Een ruk en je hoorde gefladder onder karton. Meeuwen mochten dan nieuwsgierig zijn, ze liepen nooit in de val.
Meeuwen marcheren al mijn hele leven met me mee. Ze achtervolgen me. Willen ze me ergens aan herinneren? Nu landen ze op mijn dak in Parijs, de stad waar ik al acht jaar probeer te wonen. Duizenden meeuwen bevolken de wijken die aan de Seine grenzen: de meeuw als migrant. Ik kijk weer onder hun voetjes als ze trippen op het glazen raam van de overloop. Ze nestelen in de schoorstenen. De buren klagen en proberen ze te vangen en zij niet alleen. Onlangs vond ik een folder in de bus, waarin de buurt werd opgeroepen de meeuwenplaag en masse te bestrijden:
klop uw tafellaken niet uit, laat geen plastic zakken uit afvalbakken steken, sluit het deksel goed af.

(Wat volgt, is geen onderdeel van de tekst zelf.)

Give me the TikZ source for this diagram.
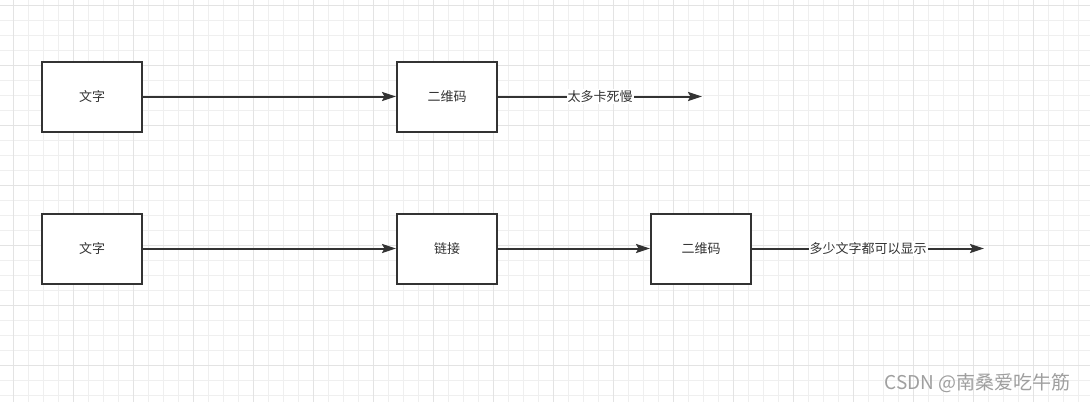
\documentclass[tikz,border=0pt]{standalone}
\usepackage{fontspec}
\setmainfont{Noto Sans CJK SC}
\usetikzlibrary{arrows.meta}
\definecolor{inkgray}{HTML}{333333}
\definecolor{gridline}{HTML}{EFEFEF}
\definecolor{gridmajor}{HTML}{E3E3E3}
\tikzset{box/.style = {draw=inkgray, line width=2pt, fill=white, text=inkgray,
                        minimum width=100pt, minimum height=70pt, inner sep=0pt,
                        font=\fontsize{13}{15}\selectfont},
         flow/.style = {draw=inkgray, line width=2pt, -{Stealth[length=14pt,width=9pt,inset=2.5pt]}},
         tag/.style = {fill=white, inner sep=1pt, text=inkgray, font=\fontsize{13}{15}\selectfont}}

\begin{document}
\begin{tikzpicture}[x=1pt, y=-1pt]
	\useasboundingbox (0,0) rectangle (1090,402);
	\fill[white] (0,0) rectangle (1090,402);
% background grid
	\foreach \x in {13,28,...,1090} \draw[gridline, line width=0.8pt] (\x,0) -- (\x,402);
	\foreach \y in {5,20,...,402} \draw[gridline, line width=0.8pt] (0,\y) -- (1090,\y);
	\foreach \x in {13,73,...,1090} \draw[gridmajor, line width=0.8pt] (\x,0) -- (\x,402);
	\foreach \y in {5,65,...,402} \draw[gridmajor, line width=0.8pt] (0,\y) -- (1090,\y);
% first row
\node[box] (textA) at (92,96.5) {文字};
\node[box] (qrA) at (447,96.5) {二维码};
\coordinate (endA) at (702,96.5);
\draw[flow] (textA) -- (qrA);
\draw[flow] (qrA) -- (endA) node [tag, midway] {太多卡死慢};
% second row
\node[box] (textB) at (92,248.5) {文字};
\node[box] (linkB) at (447,248.5) {链接};
\node[box] (qrB) at (701,248.5) {二维码};
\coordinate (endB) at (984,248.5);
\draw[flow] (textB) -- (linkB);
\draw[flow] (linkB) -- (qrB);
\draw[flow] (qrB) -- (endB) node [tag, midway] {多少文字都可以显示};
\node[text=gray!75, anchor=east, font=\fontsize{19}{21}\selectfont] (mark) at (1074,383) {CSDN @南桑爱吃牛筋};
\end{tikzpicture}
\end{document}
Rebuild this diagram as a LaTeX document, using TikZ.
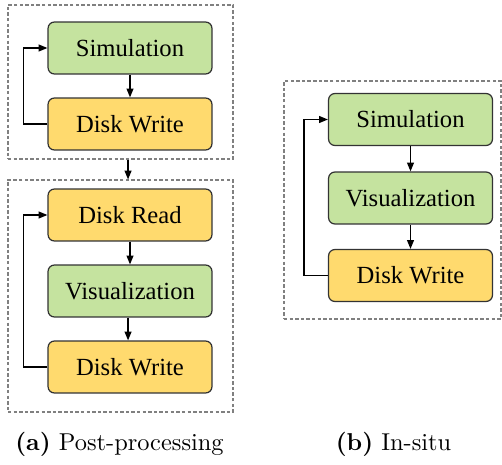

Na de aanslagen in de Parijse metro van 1995 en de daarop volgende dreigingen zijn vrijwel alle gietijzeren vuilnisbakken in het centrum vervangen door plastic zakken, hangend in een beugel, uit angs voor bommenleggers.
'Les poubelles Bin Laden' zoals de afvalzakken in de volksmond heten, zijn echter niet op meeuwensnavels berekend: etensresten puilen nu uit flarden plastic.
Soms vind ik een doosje van MacDonalds in mijn dakgoot, souvenir van een picknickende meeuw. Hun uitwerpselen laten bijtende vlakken op het zink achter.
Meldpunt Meeuwen verzamelt de overlast.
Vanachter mijn schrijftafel kijk ik uit op een dakschap van zink met daarboven dus die lastige meeuwen.
Toen Victor Hugo 160 jaar geleden verbannen werd naar het Kanaaleiland Guernsey, had hij zo'n heimwee naar Parijs dat hij vaak uren over de mistige golven staarde. In het grijs zag hij de daken van Parijs.
Maar ik zie in die daken de zee en in de meeuwen hoor ik mijn dorp: het Bergen aan Zee waar ik altijd naar verlang. Meeuwen drijf me weer terug.